In December 2018, the President also issued Practice Guidance: Family Court  Anonymisation guidance in which he refers with approval to a report published by Dr Julia Brophy in 2016, and adopts the draft guidance set out in that report. The draft guidance was designed to minimise the risk of identification of children and made recommendations on how descriptions of sexual abuse could be presented in judgments with a view to protecting children from the dissemination of distressing material on the internet or social media.

In February 2019, in the course of allowing journalist Louise Tickle’s appeal against a reporting restriction order made by a family court judge, The President confirmed that he would consult again on transparency issues, in particular reporting restrictions and anonymisation (see Louise Tickle’s account on this at p 453 of this issue).

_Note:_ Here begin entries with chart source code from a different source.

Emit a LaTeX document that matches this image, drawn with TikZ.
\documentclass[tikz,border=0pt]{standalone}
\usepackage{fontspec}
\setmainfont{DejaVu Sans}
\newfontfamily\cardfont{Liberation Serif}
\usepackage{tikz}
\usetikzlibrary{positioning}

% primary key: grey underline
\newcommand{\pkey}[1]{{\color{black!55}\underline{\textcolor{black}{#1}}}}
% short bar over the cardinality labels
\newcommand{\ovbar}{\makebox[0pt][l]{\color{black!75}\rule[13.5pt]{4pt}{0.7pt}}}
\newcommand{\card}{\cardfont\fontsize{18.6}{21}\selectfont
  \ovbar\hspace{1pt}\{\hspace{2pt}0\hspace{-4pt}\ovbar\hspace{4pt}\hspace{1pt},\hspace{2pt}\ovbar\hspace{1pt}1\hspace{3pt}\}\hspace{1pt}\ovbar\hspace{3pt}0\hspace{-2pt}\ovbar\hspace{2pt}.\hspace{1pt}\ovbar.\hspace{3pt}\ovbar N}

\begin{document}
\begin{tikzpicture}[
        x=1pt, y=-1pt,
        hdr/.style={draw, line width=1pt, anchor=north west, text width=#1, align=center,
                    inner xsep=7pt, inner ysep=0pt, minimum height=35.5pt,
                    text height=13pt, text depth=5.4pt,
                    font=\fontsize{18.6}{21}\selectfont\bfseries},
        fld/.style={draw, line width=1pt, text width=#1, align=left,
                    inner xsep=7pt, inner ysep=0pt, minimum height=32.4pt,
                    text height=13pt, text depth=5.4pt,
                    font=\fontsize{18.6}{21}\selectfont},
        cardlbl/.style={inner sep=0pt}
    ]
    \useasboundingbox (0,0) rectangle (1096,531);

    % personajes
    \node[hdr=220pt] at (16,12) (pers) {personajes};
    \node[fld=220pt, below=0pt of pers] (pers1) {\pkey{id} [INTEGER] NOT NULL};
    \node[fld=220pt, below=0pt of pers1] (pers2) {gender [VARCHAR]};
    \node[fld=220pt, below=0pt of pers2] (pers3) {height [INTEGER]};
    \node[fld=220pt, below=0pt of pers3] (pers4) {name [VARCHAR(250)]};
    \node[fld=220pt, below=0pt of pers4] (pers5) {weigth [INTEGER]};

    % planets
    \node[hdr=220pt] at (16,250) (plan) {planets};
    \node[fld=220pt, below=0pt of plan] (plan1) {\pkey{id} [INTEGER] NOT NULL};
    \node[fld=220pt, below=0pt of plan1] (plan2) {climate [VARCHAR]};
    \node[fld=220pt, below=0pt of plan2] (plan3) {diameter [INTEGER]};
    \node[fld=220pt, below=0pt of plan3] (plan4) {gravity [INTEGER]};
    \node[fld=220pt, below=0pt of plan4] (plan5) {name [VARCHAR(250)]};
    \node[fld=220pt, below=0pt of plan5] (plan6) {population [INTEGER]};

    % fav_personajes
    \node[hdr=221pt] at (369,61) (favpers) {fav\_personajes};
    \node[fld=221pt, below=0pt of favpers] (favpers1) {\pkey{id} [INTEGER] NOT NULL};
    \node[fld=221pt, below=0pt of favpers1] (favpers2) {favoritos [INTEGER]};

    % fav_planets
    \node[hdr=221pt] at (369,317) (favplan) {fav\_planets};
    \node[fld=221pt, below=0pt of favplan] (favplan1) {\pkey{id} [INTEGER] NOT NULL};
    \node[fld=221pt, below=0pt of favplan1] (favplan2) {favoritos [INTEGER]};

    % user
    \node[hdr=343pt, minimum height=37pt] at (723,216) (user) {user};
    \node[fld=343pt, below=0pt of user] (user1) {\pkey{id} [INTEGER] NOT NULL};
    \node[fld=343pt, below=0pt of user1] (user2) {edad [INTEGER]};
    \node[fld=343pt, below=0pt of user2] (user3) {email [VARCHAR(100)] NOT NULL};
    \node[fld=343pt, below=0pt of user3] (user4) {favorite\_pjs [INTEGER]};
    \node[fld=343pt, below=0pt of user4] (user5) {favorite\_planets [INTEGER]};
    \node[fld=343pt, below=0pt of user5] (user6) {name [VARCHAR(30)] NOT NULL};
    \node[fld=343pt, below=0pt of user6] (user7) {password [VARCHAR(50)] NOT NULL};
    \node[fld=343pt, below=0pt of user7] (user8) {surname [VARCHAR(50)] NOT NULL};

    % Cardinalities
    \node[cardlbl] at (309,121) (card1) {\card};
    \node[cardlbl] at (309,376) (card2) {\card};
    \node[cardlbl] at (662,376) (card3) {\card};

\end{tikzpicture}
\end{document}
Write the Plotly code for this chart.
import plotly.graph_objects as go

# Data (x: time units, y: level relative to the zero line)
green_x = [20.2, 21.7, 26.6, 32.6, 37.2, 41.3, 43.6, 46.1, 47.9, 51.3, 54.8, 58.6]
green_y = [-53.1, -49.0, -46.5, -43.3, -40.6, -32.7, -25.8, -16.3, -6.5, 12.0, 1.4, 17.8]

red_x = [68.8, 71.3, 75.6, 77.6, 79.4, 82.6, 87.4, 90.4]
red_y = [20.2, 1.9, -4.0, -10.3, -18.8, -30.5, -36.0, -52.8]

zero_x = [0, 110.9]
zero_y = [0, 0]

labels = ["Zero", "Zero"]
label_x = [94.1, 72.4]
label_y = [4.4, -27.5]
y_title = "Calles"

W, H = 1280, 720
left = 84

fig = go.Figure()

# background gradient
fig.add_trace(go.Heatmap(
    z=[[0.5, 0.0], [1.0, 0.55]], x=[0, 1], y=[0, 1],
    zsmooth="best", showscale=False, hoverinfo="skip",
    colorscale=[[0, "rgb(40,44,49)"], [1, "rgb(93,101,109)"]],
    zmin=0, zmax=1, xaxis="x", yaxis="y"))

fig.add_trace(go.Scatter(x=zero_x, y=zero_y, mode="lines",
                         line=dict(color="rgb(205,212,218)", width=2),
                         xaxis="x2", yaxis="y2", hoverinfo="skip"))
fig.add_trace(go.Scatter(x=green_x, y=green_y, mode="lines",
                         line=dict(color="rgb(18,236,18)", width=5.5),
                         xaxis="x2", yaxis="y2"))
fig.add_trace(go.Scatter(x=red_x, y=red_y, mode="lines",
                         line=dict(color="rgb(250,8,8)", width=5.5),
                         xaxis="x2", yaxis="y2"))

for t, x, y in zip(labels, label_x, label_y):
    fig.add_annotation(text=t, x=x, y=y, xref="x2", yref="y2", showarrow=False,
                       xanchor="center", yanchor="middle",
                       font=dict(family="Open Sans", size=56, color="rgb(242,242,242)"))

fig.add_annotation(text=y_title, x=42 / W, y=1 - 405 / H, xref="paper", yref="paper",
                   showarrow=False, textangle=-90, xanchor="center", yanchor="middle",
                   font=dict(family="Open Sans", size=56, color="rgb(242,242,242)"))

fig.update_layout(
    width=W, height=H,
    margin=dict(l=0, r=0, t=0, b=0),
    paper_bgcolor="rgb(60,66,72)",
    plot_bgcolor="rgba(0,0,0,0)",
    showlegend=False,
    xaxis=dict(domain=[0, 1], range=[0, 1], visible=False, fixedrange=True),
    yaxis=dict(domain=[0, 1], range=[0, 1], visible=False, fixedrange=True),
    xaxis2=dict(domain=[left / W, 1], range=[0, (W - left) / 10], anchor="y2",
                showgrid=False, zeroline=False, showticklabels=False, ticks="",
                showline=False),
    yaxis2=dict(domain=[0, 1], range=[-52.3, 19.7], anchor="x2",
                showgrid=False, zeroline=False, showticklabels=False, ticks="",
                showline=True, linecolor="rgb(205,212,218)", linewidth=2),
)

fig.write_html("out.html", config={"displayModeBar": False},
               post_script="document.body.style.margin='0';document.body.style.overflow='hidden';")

Although the Family Court is now under new management it is pleasing to see that the need to improve transparency remains an important objective.

The future

What does the future hold for developments in the attempt to improve transparency in the Family Court? As a pensioner with my most active years behind me, I have the luxury of being able to choose to step out of the fray, put my feet up, watch with interest and smile sagely. Or I could choose to get stuck in. I would like to write a book. On transparency. It may yet prove to be the best book on transparency that was never written! We shall see. In the meantime, I want to offer my encouragement and support to the Transparency Project. It is doing an excellent job. It is helping to make things happen.